Question

Comparing Volumes A region bounded by the parabola $$y=4 x-x^{2}$$ and the $$x$$ -axis is revolved about the $$x$$ -axis. A second region bounded by the parabola $$y=4-x^{2}$$ and the $$x$$ -axis is revolved about the $$x$$ -axis. Without integrating, how do the volumes of the two solids compare? Explain.

Answer

**step1 Analyze the First Region and its Boundaries**

The first region is bounded by the parabola $$y=4x-x^2$$ and the $$x$$-axis. To find where the parabola intersects the $$x$$-axis, we set $$y=0$$.

$$4x - x^2 = 0$$

Factor out $$x$$ from the expression:

$$x(4-x) = 0$$

This gives us two $$x$$-intercepts: $$x=0$$ and $$x=4$$. Therefore, the first region spans from $$x=0$$ to $$x=4$$. To better understand the shape of this parabola, we can rewrite its equation by completing the square:

$$y = -(x^2 - 4x)$$

$$y = -(x^2 - 4x + 4 - 4)$$

$$y = -((x-2)^2 - 4)$$

$$y = 4 - (x-2)^2$$

This form shows that the parabola opens downwards and has its vertex at $$(2,4)$$.

**step2 Analyze the Second Region and its Boundaries**

The second region is bounded by the parabola $$y=4-x^2$$ and the $$x$$-axis. To find where this parabola intersects the $$x$$-axis, we set $$y=0$$.

$$4 - x^2 = 0$$

Rearrange the equation to solve for $$x$$:

$$x^2 = 4$$

$$x = \pm 2$$

This gives us two $$x$$-intercepts: $$x=-2$$ and $$x=2$$. Therefore, the second region spans from $$x=-2$$ to $$x=2$$. This parabola also opens downwards and has its vertex at $$(0,4)$$.

**step3 Compare the Shapes of the Two Regions**

Let's compare the equations of the two parabolas:
First parabola: $$y = 4 - (x-2)^2$$
Second parabola: $$y = 4 - x^2$$
We can see that the equation of the first parabola, $$y = 4 - (x-2)^2$$, is obtained by replacing $$x$$ with $$(x-2)$$ in the equation of the second parabola, $$y = 4 - x^2$$. This mathematical relationship means that the graph of $$y = 4 - (x-2)^2$$ is simply a horizontal translation (shift) of the graph of $$y = 4 - x^2$$ by 2 units to the right.
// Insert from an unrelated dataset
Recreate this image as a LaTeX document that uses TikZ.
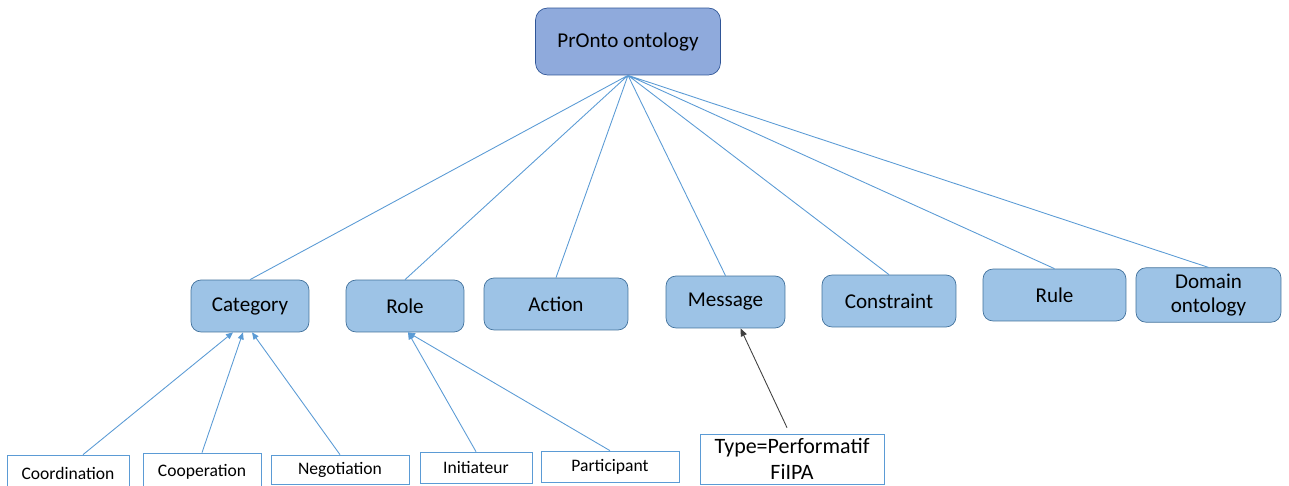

The shape of the parabola remains exactly the same, only its position changes.

The first region is defined for $$x$$ values from $$0$$ to $$4$$. If we consider a new variable $$u = x-2$$, then as $$x$$ goes from $$0$$ to $$4$$, $$u$$ goes from $$(0-2)=-2$$ to $$(4-2)=2$$. This means the function $$y = 4 - (x-2)^2$$ over the interval $$[0,4]$$ is geometrically identical to the function $$y = 4 - u^2$$ over the interval $$[-2,2]$$. Therefore, the two regions are congruent (identical in shape and size).

**step4 Conclude on the Volumes of the Solids**

Since the two regions are congruent and both are revolved about the same axis (the $$x$$-axis), the solids generated by this revolution will also be congruent. Congruent solids have the exact same volume. Therefore, without needing to perform integration, we can conclude that the volumes of the two solids are equal.